The task:
Without the images, write out the whole listing exactly.

— Begin Data provided —

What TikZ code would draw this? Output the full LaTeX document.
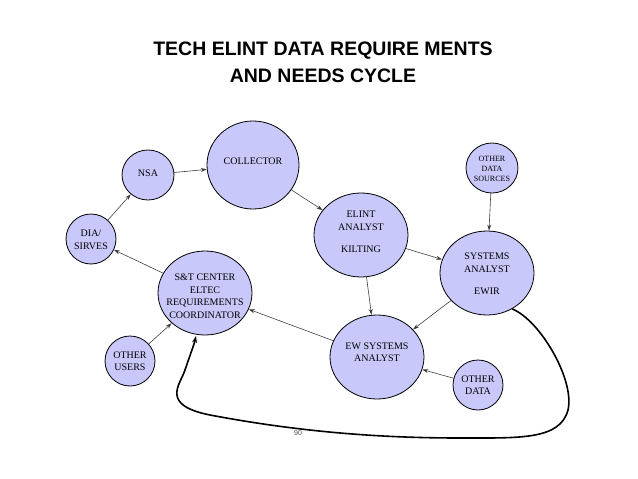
\documentclass[tikz,border=0pt]{standalone}
\usepackage{fontspec}
\setmainfont{Liberation Serif}
\newfontfamily\titlefont{Liberation Sans}
\usetikzlibrary{shapes.geometric,arrows.meta}
\definecolor{bub}{RGB}{200,200,250}
\tikzset{
 bubble/.style={ellipse,draw=black,line width=0.8pt,fill=bub,inner sep=0pt},
 conn/.style={draw=black!75,line width=0.6pt,-{Stealth[length=6pt,width=4pt]}},
 lbl/.style={font=\fontsize{10}{12.5}\selectfont,align=center,inner sep=0pt}
}
\begin{document}
\begin{tikzpicture}[x=1pt,y=-1pt]
\useasboundingbox (0,0) rectangle (638,479);
\node[font=\titlefont\bfseries\fontsize{19.5}{27}\selectfont,align=center] (title) at (323,62) {TECH ELINT DATA REQUIRE MENTS\\AND NEEDS CYCLE};
\node[bubble,minimum width=52pt,minimum height=50pt] (nsa) at (148,175) {};
\node[lbl] at (148,173) {NSA};
\node[bubble,minimum width=92pt,minimum height=88pt] (col) at (253,165) {};
\node[lbl] at (253,161) {COLLECTOR};
\node[bubble,minimum width=50pt,minimum height=50pt] (dia) at (91,239) {};
\node[lbl] at (91,240) {DIA/\\SIRVES};
\node[bubble,minimum width=94pt,minimum height=84pt] (st) at (205,293) {};
\node[lbl] at (205,296) {S\&T CENTER\\ELTEC\\REQUIREMENTS\\COORDINATOR};
\node[bubble,minimum width=50pt,minimum height=50pt] (ou) at (130,361) {};
\node[lbl] at (130,361) {OTHER\\USERS};
\node[bubble,minimum width=94pt,minimum height=84pt] (el) at (361,235) {};
\node[lbl] at (361,232) {ELINT\\ANALYST\\[10pt]KILTING};
\node[bubble,minimum width=52pt,minimum height=50pt] (ods) at (492,168) {};
\node[lbl,font=\fontsize{8}{10}\selectfont] at (492,169) {OTHER\\DATA\\SOURCES};
\node[bubble,minimum width=94pt,minimum height=84pt] (sa) at (487,273) {};
\node[lbl] at (487,274) {SYSTEMS\\ANALYST\\[10pt]EWIR};
\node[bubble,minimum width=94pt,minimum height=84pt] (ew) at (377,357) {};
\node[lbl] at (377,352) {EW SYSTEMS\\ANALYST};
\node[bubble,minimum width=50pt,minimum height=50pt] (od) at (478,385) {};
\node[lbl] at (478,385) {OTHER\\DATA};
\draw[conn] (dia) -- (nsa);
\draw[conn] (nsa) -- (col);
\draw[conn] (col) -- (el);
\draw[conn] (el) -- (sa);
\draw[conn] (el) -- (ew);
\draw[conn] (ods) -- (sa);
\draw[conn] (sa) -- (ew);
\draw[conn] (od) -- (ew);
\draw[conn] (ew) -- (st);
\draw[conn] (ou) -- (st);
\draw[conn] (st) -- (dia);
\draw[line width=1.6pt,-{Stealth[length=7pt,width=5pt]}] (sa.-55) .. controls (540,320) and (575,380) .. (568,410)
  .. controls (560,440) and (520,438) .. (460,438)
  .. controls (380,438) and (300,432) .. (210,415)
  .. controls (160,405) and (180,385) .. (185,370)
  .. controls (190,355) and (194,345) .. (196,336);
\node[font=\titlefont\fontsize{7}{8}\selectfont,text=black!70] (p) at (298,433) {90};
\end{tikzpicture}
\end{document}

— End Data provided —

Final result:
What TikZ code would draw this? Output the full LaTeX document.
\documentclass[tikz,border=0pt]{standalone}
\usepackage{fontspec}
\setmainfont{Liberation Serif}
\newfontfamily\titlefont{Liberation Sans}
\usetikzlibrary{shapes.geometric,arrows.meta}
\definecolor{bub}{RGB}{200,200,250}
\tikzset{
 bubble/.style={ellipse,draw=black,line width=0.8pt,fill=bub,inner sep=0pt},
 conn/.style={draw=black!75,line width=0.6pt,-{Stealth[length=6pt,width=4pt]}},
 lbl/.style={font=\fontsize{10}{12.5}\selectfont,align=center,inner sep=0pt}
}
\begin{document}
\begin{tikzpicture}[x=1pt,y=-1pt]
\useasboundingbox (0,0) rectangle (638,479);
\node[font=\titlefont\bfseries\fontsize{19.5}{27}\selectfont,align=center] (title) at (323,62) {TECH ELINT DATA REQUIRE MENTS\\AND NEEDS CYCLE};
\node[bubble,minimum width=52pt,minimum height=50pt] (nsa) at (148,175) {};
\node[lbl] at (148,173) {NSA};
\node[bubble,minimum width=92pt,minimum height=88pt] (col) at (253,165) {};
\node[lbl] at (253,161) {COLLECTOR};
\node[bubble,minimum width=50pt,minimum height=50pt] (dia) at (91,239) {};
\node[lbl] at (91,240) {DIA/\\SIRVES};
\node[bubble,minimum width=94pt,minimum height=84pt] (st) at (205,293) {};
\node[lbl] at (205,296) {S\&T CENTER\\ELTEC\\REQUIREMENTS\\COORDINATOR};
\node[bubble,minimum width=50pt,minimum height=50pt] (ou) at (130,361) {};
\node[lbl] at (130,361) {OTHER\\USERS};
\node[bubble,minimum width=94pt,minimum height=84pt] (el) at (361,235) {};
\node[lbl] at (361,232) {ELINT\\ANALYST\\[10pt]KILTING};
\node[bubble,minimum width=52pt,minimum height=50pt] (ods) at (492,168) {};
\node[lbl,font=\fontsize{8}{10}\selectfont] at (492,169) {OTHER\\DATA\\SOURCES};
\node[bubble,minimum width=94pt,minimum height=84pt] (sa) at (487,273) {};
\node[lbl] at (487,274) {SYSTEMS\\ANALYST\\[10pt]EWIR};
\node[bubble,minimum width=94pt,minimum height=84pt] (ew) at (377,357) {};
\node[lbl] at (377,352) {EW SYSTEMS\\ANALYST};
\node[bubble,minimum width=50pt,minimum height=50pt] (od) at (478,385) {};
\node[lbl] at (478,385) {OTHER\\DATA};
\draw[conn] (dia) -- (nsa);
\draw[conn] (nsa) -- (col);
\draw[conn] (col) -- (el);
\draw[conn] (el) -- (sa);
\draw[conn] (el) -- (ew);
\draw[conn] (ods) -- (sa);
\draw[conn] (sa) -- (ew);
\draw[conn] (od) -- (ew);
\draw[conn] (ew) -- (st);
\draw[conn] (ou) -- (st);
\draw[conn] (st) -- (dia);
\draw[line width=1.6pt,-{Stealth[length=7pt,width=5pt]}] (sa.-55) .. controls (540,320) and (575,380) .. (568,410)
  .. controls (560,440) and (520,438) .. (460,438)
  .. controls (380,438) and (300,432) .. (210,415)
  .. controls (160,405) and (180,385) .. (185,370)
  .. controls (190,355) and (194,345) .. (196,336);
\node[font=\titlefont\fontsize{7}{8}\selectfont,text=black!70] (p) at (298,433) {90};
\end{tikzpicture}
\end{document}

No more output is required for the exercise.